This late-empire drama is a heavy-handed parade
The scriptwriter Peter Moffat harvests his memories to make drama. North Square, Criminal Justice and Silk drew on his time as a barrister. The Village was inspired by the rural trials of his forebears. Now The Last Post (BBC One) riffs on his experiences as a child of the Empire.
The setting is Aden (now Yemen), where the military police keep the peace in desert fatigues. As ever with these things, we were shown around via the eyes of newcomers. Captain Joe Martin (Jeremy Neumark Jones) and his new bride Honor (Jessie Buckley, who was so good in War and Peace) arrived to find Alison Laithwaite, the alcoholic wife of an officer, sprawled all over their bed.
Alison (Jessica Raine, rather overdoing it) is Aden’s resident sardonic miseryguts. She does other transgressive things like have an affair and hang her bra up on a very public washing line. Her husband (the ubiquitous Stephen Campbell Moore), meanwhile, isn’t one of the boys: he harbours an unfashionable desire to understand the Arabic-speaking locals. “I think torture is the best recruiting sergeant for terrorists,” he said, as if teleporting himself to Abu Ghraib in 2003.
But do we actually need a drama about our record in the colonies? In order to appeal to a broad demographic, The Last Post has to interrogate British history while peopling the screen with likeable characters and offering insights into contemporary geopolitics. These goals felt drastically incompatible and the outcome was a parade of heavy-handed ironies and odd implausibilities.
Take the young son of the major (Ben Miles), presumably Moffat’s sort of alter ego: the small boy had a penchant for using the F-gerund which went oddly unpunished. Weirdly, none of the women got up to greet Honor when she arrived. Then at the end of the episode the exhausted survivor of an attack staggered into camp. “You’re late,” said Captain Martin. “Very late.” There’s British understatement, and there’s wildly improbable dialogue.
As a production, The Last Post feels undernourished. It’s not the BBC’S fault that it can’t match the spend of Netflix or HBO. But while the South African locations do their bit, to look at (and listen to) it’s all a bit Eldorado does terrorism.
So far the Philip K Dick series Electric Dreams has looked and sounded like traditional science fiction, with tales of space travel and telepathy set in dystopias. The latest,
(Channel 4), stayed much closer to home.
The setting was Woking station, of all the earthbound places, where plodding Ed Jacobson (Timothy Spall) sold tickets and whistled trains on their way. Then a glamorous young woman called Linda (Tuppence Middleton) asked for a ticket to a non-existent destination called Macon Heights, before magically disappearing. “Some sort of light thing?” wondered Ed.

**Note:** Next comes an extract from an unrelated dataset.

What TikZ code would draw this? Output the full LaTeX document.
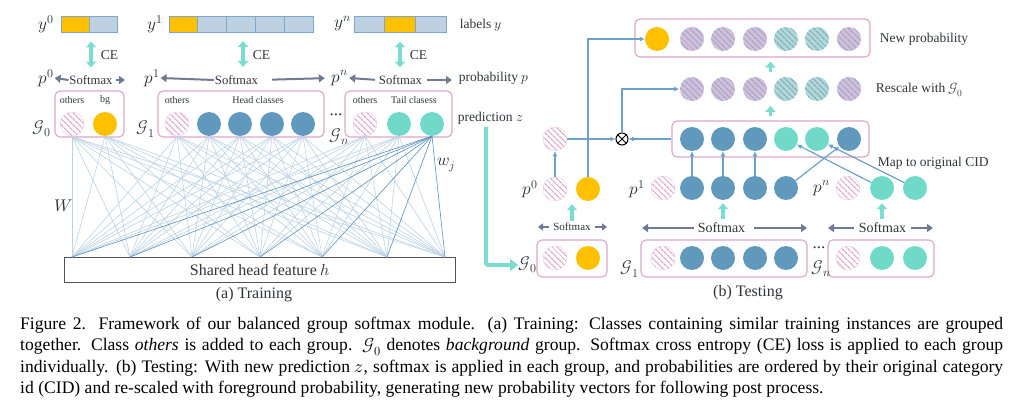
\documentclass[tikz,border=0pt]{standalone}
\usepackage{amsmath,amssymb}
\usepackage{unicode-math}
\setmainfont{Liberation Serif}
\setmathfont{Latin Modern Math}
\usepackage{xcolor}
\usepackage{tikz}
\usetikzlibrary{calc,positioning}
\usetikzlibrary{arrows.meta,patterns.meta}

\definecolor{bgorange}{HTML}{FFC000}
\definecolor{headblue}{HTML}{6199BC}
\definecolor{tailteal}{HTML}{70D9C8}
\definecolor{boxpink}{HTML}{DCA6C6}
\definecolor{hatchpink}{HTML}{E2A6CA}
\definecolor{barblue}{HTML}{BDD1E2}
\definecolor{baredge}{HTML}{7DA7CC}
\definecolor{slate}{HTML}{6E7B93}
\definecolor{wirelight}{HTML}{BCD3E5}
\definecolor{wiredark}{HTML}{5C8FBA}
\definecolor{linkblue}{HTML}{6DA1C9}
\definecolor{ceteal}{HTML}{7BDCCF}
\definecolor{mixpink}{HTML}{DABCD8}
\definecolor{mixblue}{HTML}{9DB2D0}
\definecolor{mixteal}{HTML}{ABDDD6}
\definecolor{mixgrey}{HTML}{98AFC6}
\definecolor{inkgrey}{HTML}{30343A}

\tikzset{
  cls/.style={circle,minimum size=24pt,inner sep=0pt},
  othercls/.style={cls,draw=hatchpink!60,line width=0.4pt,pattern={Lines[angle=-45,distance=4pt,line width=1.3pt]},pattern color=hatchpink},
  bgcls/.style={cls,fill=bgorange},
  headcls/.style={cls,fill=headblue},
  tailcls/.style={cls,fill=tailteal},
  mixhead/.style={cls,preaction={fill=mixpink},pattern={Lines[angle=-45,distance=4pt,line width=1.7pt]},pattern color=mixblue},
  mixtail/.style={cls,preaction={fill=mixteal},pattern={Lines[angle=-45,distance=4pt,line width=1.7pt]},pattern color=mixgrey},
  grpbox/.style={draw=boxpink,line width=1.1pt,rounded corners=5pt,inner sep=0pt},
  labelbar/.style={draw=baredge,fill=barblue,line width=1pt,minimum height=16pt,inner sep=0pt},
  smarrow/.style={draw=slate,line width=2pt,-{Triangle[length=6pt,width=8pt]}},
  smallarrow/.style={draw=slate,line width=1.8pt,-{Triangle[length=5pt,width=7pt]}},
  cearrow/.style={draw=ceteal,line width=3.2pt,{Triangle[length=6pt,width=10pt]}-{Triangle[length=6pt,width=10pt]}},
  uparrow/.style={draw=ceteal,line width=3.2pt,-{Triangle[length=6pt,width=10pt]}},
  predarrow/.style={draw=ceteal,line width=4pt,rounded corners=2pt,-{Triangle[length=8pt,width=12pt]}},
  wire/.style={draw=wirelight,line width=0.6pt},
  link/.style={draw=linkblue,line width=1.2pt,-{Latex[length=5pt,width=5pt]}},
  mathlab/.style={inner sep=0.75pt,text=inkgrey,font=\fontsize{17}{19}\selectfont},
  tinylab/.style={inner sep=0.75pt,text=inkgrey,font=\fontsize{10}{12}\selectfont},
  midlab/.style={inner sep=0.75pt,text=inkgrey,font=\fontsize{12.7}{14}\selectfont},
  sidelab/.style={inner sep=0.75pt,text=inkgrey,font=\fontsize{13.5}{15}\selectfont},
  biglab/.style={inner sep=0.75pt,text=inkgrey,font=\fontsize{16}{18}\selectfont},
}

\begin{document}
\begin{tikzpicture}[x=1pt,y=1pt,yscale=-1,xscale=1]
\useasboundingbox (0,0) rectangle (1021,409);

%%%%%%%%%%%%%%%% (a) Training %%%%%%%%%%%%%%%%
    %Shape: Rectangle [label bars]
    \node[labelbar,minimum width=56pt] (ybar0) at (89,25) {};
    \node[labelbar,minimum width=144pt] (ybar1) at (241,25) {};
    \node[labelbar,minimum width=92pt] (ybarn) at (400,25) {};
    \fill[bgorange] (61.5,17.5) rectangle (89,32.5);
    \fill[bgorange] (169.5,17.5) rectangle (197.8,32.5);
    \fill[bgorange] (384.7,17.5) rectangle (415.3,32.5);
    \foreach \x in {89,197.8,226.6,255.4,284.2,384.7,415.3}
      \draw[baredge,line width=1pt] (\x,17) -- (\x,33);

    % Text Node
    \draw (46,24) node [mathlab] (y0lab) {$y^{0}$};
    \draw (155,24) node [mathlab] (y1lab) {$y^{1}$};
    \draw (343,24) node [mathlab] (ynlab) {$y^{n}$};
    \draw (459,25) node [anchor=west][sidelab] (lablab) {labels $y$};

    % softmax row
    \draw (46,78) node [mathlab] (p0) {$p^{0}$};
    \draw (91,80) node [midlab] (sm0) {Softmax};
    \draw (152,78) node [mathlab] (p1) {$p^{1}$};
    \draw (236.5,80) node [midlab] (sm1) {Softmax};
    \draw (340,78) node [mathlab] (pn) {$p^{n}$};
    \draw (400.5,80) node [midlab] (smn) {Softmax};
    \draw (458,78) node [anchor=west][sidelab] (problab) {probability $p$};
    \coordinate (sm0r) at (125,80);
    \coordinate (smnr) at (452,80);

    \draw[smarrow] (sm0.west) -- (p0.east);
    \draw[smarrow,shorten <=3pt] (sm0.east) -- (sm0r);
    \draw[smarrow] (sm1.west) -- (p1.east);
    \draw[smarrow,shorten <=13pt,shorten >=6pt] (sm1.east) -- (pn.west);
    \draw[smarrow,shorten <=3pt] (smn.west) -- (pn.east);
    \draw[smarrow,shorten <=4pt] (smn.east) -- (smnr);

    % CE arrows
    \draw[cearrow,shorten <=8pt,shorten >=7pt] (ybar0.south -| sm0.north) -- (sm0.north);
    \draw[cearrow,shorten <=8pt,shorten >=7pt] (243,33) -- (243,74);
    \draw[cearrow,shorten <=8pt,shorten >=7pt] (ybarn.south) -- (ybarn.south |- smn.north);
    \draw (100,55) node [anchor=west][sidelab] (ce0) {CE};
    \draw (252,55) node [anchor=west][sidelab] (ce1) {CE};
    \draw (409,55) node [anchor=west][sidelab] (cen) {CE};

    % group boxes
    \node[grpbox,minimum width=69pt,minimum height=46pt] (g0box) at (89.5,114) {};
    \node[grpbox,minimum width=166pt,minimum height=46pt] (g1box) at (241,114) {};
    \node[grpbox,minimum width=107pt,minimum height=46pt] (gnbox) at (398.5,114) {};

    \draw (72,100) node [tinylab] (oth0) {others};
    \draw (105,100) node [tinylab] (bglab) {bg};
    \draw (177,100) node [tinylab] (oth1) {others};
    \draw (258,100) node [tinylab] (headlab) {Head classes};
    \draw (365,100) node [tinylab] (othn) {others};
    \draw (414,100) node [tinylab] (taillab) {Tail clasess};

    %Shape: Circle
    \node[othercls] (g0o) at (72,124) {};
    \node[bgcls] (g0b) at (105,124) {};
    \node[othercls] (g1o) at (177,124) {};
    \node[headcls] (g1a) at (209,124) {};
    \node[headcls] (g1b) at (240,124) {};
    \node[headcls] (g1c) at (272,124) {};
    \node[headcls] (g1d) at (303,124) {};
    \node[othercls] (gno) at (365,124) {};
    \node[tailcls] (gna) at (399,124) {};
    \node[tailcls] (gnb) at (432,124) {};

    \draw (42,129) node [mathlab] (g0lab) {$\mathcal{G}_{0}$};
    \draw (146,129) node [mathlab] (g1lab) {$\mathcal{G}_{1}$};
    \draw (336,115) node [mathlab] (gdots) {...};
    \draw (339,137) node [mathlab] (gnlab) {$\mathcal{G}_{n}$};

    % shared feature and weights
    \node[draw=inkgrey!85,line width=1pt,minimum width=391pt,minimum height=25pt,inner sep=0pt,font=\fontsize{16}{18}\selectfont,text=inkgrey] (feat) at (260,269.5) {Shared head feature $h$};
    \foreach \x [count=\k] in {72,130,192,260,322,387,445}
      \coordinate (h\k) at (\x,257);
    \foreach \c in {g0o,g0b,g1o,g1a,g1b,g1c,g1d,gno,gna}{
      \foreach \k in {1,...,7}
        \draw[wire] (\c.south) -- (h\k);
    }
    \foreach \k in {1,...,7}
      \draw[wire,draw=wiredark] (gnb.south) -- (h\k);

    \draw (64,206) node [mathlab] (wlab) {$W$};
    \draw (446,165) node [mathlab] (wjlab) {$w_{j}$};
    \draw (254,295) node [biglab] (trainlab) {(a) Training};

    % prediction
    \draw (457,118) node [anchor=west][sidelab] (pred) {prediction $z$};

%%%%%%%%%%%%%%%% (b) Testing %%%%%%%%%%%%%%%%
    % bottom groups
    \node[grpbox,minimum width=70pt,minimum height=37pt] (tg0box) at (572,258.5) {};
    \node[grpbox,minimum width=166pt,minimum height=37pt] (tg1box) at (724,258.5) {};
    \node[grpbox,minimum width=106pt,minimum height=37pt] (tgnbox) at (881,258.5) {};

    \node[othercls] (t0o) at (555,258) {};
    \node[bgcls] (t0b) at (588,258) {};
    \node[othercls] (t1o) at (663,258) {};
    \node[headcls] (t1a) at (692,258) {};
    \node[headcls] (t1b) at (723,258) {};
    \node[headcls] (t1c) at (755,258) {};
    \node[headcls] (t1d) at (786,258) {};
    \node[othercls] (tno) at (848,258) {};
    \node[tailcls] (tna) at (882,258) {};
    \node[tailcls] (tnb) at (915,258) {};

    \draw (528,265) node [mathlab] (tg0lab) {$\mathcal{G}_{0}$};
    \draw (630,269) node [mathlab] (tg1lab) {$\mathcal{G}_{1}$};
    \draw (819,248) node [mathlab] (tgdots) {...};
    \draw (821,269) node [mathlab] (tgnlab) {$\mathcal{G}_{n}$};

    \coordinate (predstart) at (486,127);
    \draw[predarrow] (predstart) |- (tg0lab);

    % softmax row
    \draw (572,227) node [tinylab,font=\fontsize{11}{13}\selectfont] (ts0) {Softmax};
    \draw (721.5,228) node [sidelab,font=\fontsize{14}{16}\selectfont] (ts1) {Softmax};
    \draw (882.5,228) node [sidelab,font=\fontsize{14}{16}\selectfont] (tsn) {Softmax};
    \coordinate (ts0l) at (538,227);
    \coordinate (ts0r) at (607,227);
    \coordinate (ts1l) at (642,228);
    \coordinate (ts1r) at (807,228);
    \coordinate (tsnl) at (828,228);
    \coordinate (tsnr) at (933,228);
    \draw[smallarrow,shorten <=3pt] (ts0.west) -- (ts0l);
    \draw[smallarrow,shorten <=3pt] (ts0.east) -- (ts0r);
    \draw[smarrow,shorten <=3pt] (ts1.west) -- (ts1l);
    \draw[smarrow,shorten <=8pt] (ts1.east) -- (ts1r);
    \draw[smarrow,shorten <=4pt] (tsn.west) -- (tsnl);
    \draw[smarrow,shorten <=4pt] (tsn.east) -- (tsnr);

    % probability row
    \draw (530,189) node [mathlab] (tp0lab) {$p^{0}$};
    \draw (637,189) node [mathlab] (tp1lab) {$p^{1}$};
    \draw (822,188) node [mathlab] (tpnlab) {$p^{n}$};
    \node[othercls] (p0o) at (555,189) {};
    \node[bgcls] (p0b) at (588,189) {};
    \node[othercls] (p1o) at (663,188) {};
    \node[headcls] (p1a) at (692,188) {};
    \node[headcls] (p1b) at (723,188) {};
    \node[headcls] (p1c) at (755,188) {};
    \node[headcls] (p1d) at (786,188) {};
    \node[othercls] (pno) at (848,188) {};
    \node[tailcls] (pna) at (882,188) {};
    \node[tailcls] (pnb) at (915,188) {};

    \draw[uparrow,shorten <=1pt,shorten >=3pt] (ts0.north) -- (ts0.north |- p0b.south);
    \draw[uparrow,shorten <=1pt,shorten >=3pt] (723,220) -- (p1b.south);
    \draw[uparrow,shorten <=1pt,shorten >=3pt] (882,220) -- (pna.south);

    % ordered by CID
    \node[grpbox,minimum width=197pt,minimum height=36pt] (cidbox) at (770.5,139) {};
    \node[headcls] (c1) at (692,139) {};
    \node[headcls] (c2) at (723,139) {};
    \node[headcls] (c3) at (755,139) {};
    \node[tailcls] (c4) at (786,139) {};
    \node[tailcls] (c5) at (817,139) {};
    \node[headcls] (c6) at (849,139) {};
    \draw (877,163) node [anchor=west][sidelab] (maplab) {Map to original CID};

    % rescaled
    \node[mixhead] (rs1) at (692,89) {};
    \node[mixhead] (rs2) at (723,89) {};
    \node[mixhead] (rs3) at (755,89) {};
    \node[mixtail] (rs4) at (786,89) {};
    \node[mixtail] (rs5) at (817,89) {};
    \node[mixhead] (rs6) at (849,89) {};
    \draw (875,90) node [anchor=west][sidelab] (rslab) {Rescale with $\mathcal{G}_{0}$};

    % new probability
    \node[grpbox,minimum width=235pt,minimum height=38pt] (newbox) at (752.5,38) {};
    \node[bgcls] (np0) at (657,39) {};
    \node[mixhead] (np1) at (692,39) {};
    \node[mixhead] (np2) at (723,39) {};
    \node[mixhead] (np3) at (755,39) {};
    \node[mixtail] (np4) at (786,39) {};
    \node[mixtail] (np5) at (817,39) {};
    \node[mixhead] (np6) at (849,39) {};
    \draw (879,39) node [anchor=west][sidelab] (newlab) {New probability};

    \draw[uparrow,shorten <=4pt,shorten >=4pt] (cidbox.north) -- (cidbox.north |- rs1.south);
    \draw[uparrow,shorten <=4pt,shorten >=4pt] (cidbox.north |- rs1.north) -- (cidbox.north |- newbox.south);

    % multiply
    \node[circle,draw=black,line width=1pt,minimum size=12pt,inner sep=0pt] (mul) at (622,139) {};
    \draw[line width=1pt] (mul.45) -- (mul.225);
    \draw[line width=1pt] (mul.135) -- (mul.315);
    \node[othercls] (fgo) at (555,139) {};

    % connectors
    \draw[link] (p0o) -- (fgo);
    \draw[link] (fgo) -- (mul);
    \draw[link] (cidbox.west) -- (mul);
    \draw[link] (mul) |- (rs1);
    \draw[link] (p0b) |- (np0);
    \draw[link] (p1a) -- (c1);
    \draw[link] (p1b) -- (c2);
    \draw[link] (p1c) -- (c3);
    \draw[link] (p1d) -- (c6);
    \draw[link] (pna) -- (c4);
    \draw[link] (pnb) -- (c5);

    \draw (748,293) node [biglab] (testlab) {(b) Testing};

%%%%%%%%%%%%%%%% caption %%%%%%%%%%%%%%%%
    \node[anchor=north west,inner sep=0pt,text width=983pt,align=justify,font=\fontsize{17.6}{21.3}\selectfont] (caption) at (20,317) {Figure 2. Framework of our balanced group softmax module. (a) Training: Classes containing similar training instances are grouped\linebreak together. Class \emph{others} is added to each group. $\mathcal{G}_{0}$ denotes \emph{background} group. Softmax cross entropy (CE) loss is applied to each group\linebreak individually. (b) Testing: With new prediction $z$, softmax is applied in each group, and probabilities are ordered by their original category\linebreak id (CID) and re-scaled with foreground probability, generating new probability vectors for following post process.};

\end{tikzpicture}
\end{document}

This was Spall at his most charmingly dull. That snaggly grin of his seems to have doubled in size now that his face is half its previous width. His wife Mary (Rebecca Manley) called the smile fake, but it was more Pollyannaish, betokening clueless hope in the face of all the world’s ills.
Their particular difficulties took the form of Sam (Anthony Boyle), a teenage son with anger issues whose problems were only going to get worse. When curiosity got the better of Ed and he hopped aboard the train bound for Macon Heights, he found a faceless new town where all ills evaporated, including his. On returning home his son had ceased to exist. “Maybe this is the world as it should be,” suggested Linda, like a warped genie in a bottle.
This was a heartfelt examination of that awful chestnut: how much would a parent give for an easier life? Potternerds will note that the script was by Jack Thorne, the Stakhanovite writer of Harry Potter and the Cursed Child, in which Boyle played Scorpius Malfoy. The subject is an itch that Thorne keeps scratching: he came at the problem of keeping families together in last year’s Bafta-winning single drama Don’t Take My Baby, about two disabled parents’ battles with social services.
This was sci-fi at its most responsible, a wild fantasy about grim reality. It came to the same conclusion as Sally Phillips’s documentary about the ethics of screening for Down’s syndrome, broadcast a year ago: that a future in which parents duck away from difficulty is morally impoverished.